Но Муртаза одновременно фигура трагическая. Хороший семьянин, он верен, честен, неподкупен, бесстрашен. Служение власть имущим превращает все его добродетели в противоположность. Хороший семьянин оказывается убийцей собственной дочери: «она нарушила порядок». Честный малый — доносит на своих сослуживцев директору. Храбрец — дрожит под неодобрительным взглядом хозяина. А неподкупный служака в награду за свою верность получает несколько лир в голубом конверте.

Характер, подсмотренный Орханом Кемалем в действительности, под его пером вырастает в трагический образ народа, предающего самого себя.

Муртаза — одно из самых значительных художественных открытий писателя. И как всякое открытие, опровергая привычные представления, оно сразу вызвало споры, которые не утихли до сих пор. Чего только не приписывали автору повести.
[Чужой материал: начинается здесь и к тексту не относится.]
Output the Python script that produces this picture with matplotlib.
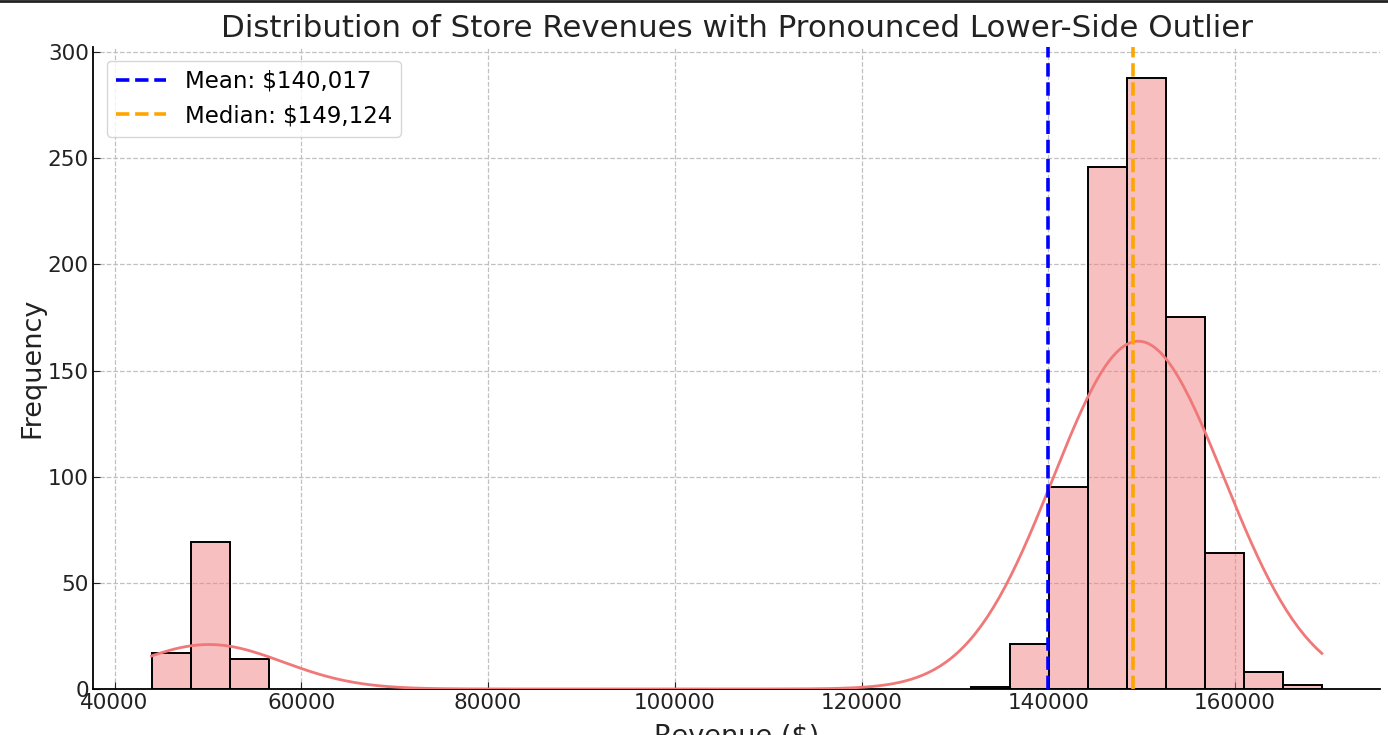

И чрезмерное сгущение красок, и отвлеченность от жизни — он, дескать, просто-напросто вложил в своего героя заимствованную у Канта абстрактную идею «категорического императива», — и даже клевету на народ.

Подобно каждому истинно художественному произведению, повесть Орхана Кемаля многопланова, многозначна. Но с какой бы стороны к ней ни подойти, если оставаться объективным, то придется признать, что и здесь писатель выступает как последовательный реалист, ибо он точно изображает социальную и историческую среду, в которой был взращен феномен Муртазы.

Муртаза — крестьянин, переставший быть крестьянином, но не ставший рабочим. К тому же он «из переселенцев». Так называли тех, кто после поражения Османской империи в первой мировой войне возвратился в Турцию из некогда оккупированных империей стран, где турецкое население играло роль колонистов. Среди этого населения с особым усердием веками насаждались военно-феодальные идеалы доблести, порядка и подчинения. Зная об этом, легко понять, почему Муртаза беспрестанно твердит, что его первым наставником был колагасы — офицер султанской армии, его дядя, отчего персонажи повести так много рассуждают о бесстрашии, послушании и презрении к смерти как о неких извечных чертах нации. Да и выражение «я пес у порога твоего», которое повторяет Муртаза директору фабрики, вовсе не означает самоуничижения, как может показаться русскому читателю. Это просто формула, которой в имперские времена вассалы признавали власть своего феодала. Словом, характер Муртазы выпестован идеологией феодальной имперской бюрократии, которая в нем и ему подобных пережила самое себя. Новые хозяева страны лишь эксплуатируют то, что досталось им по наследству.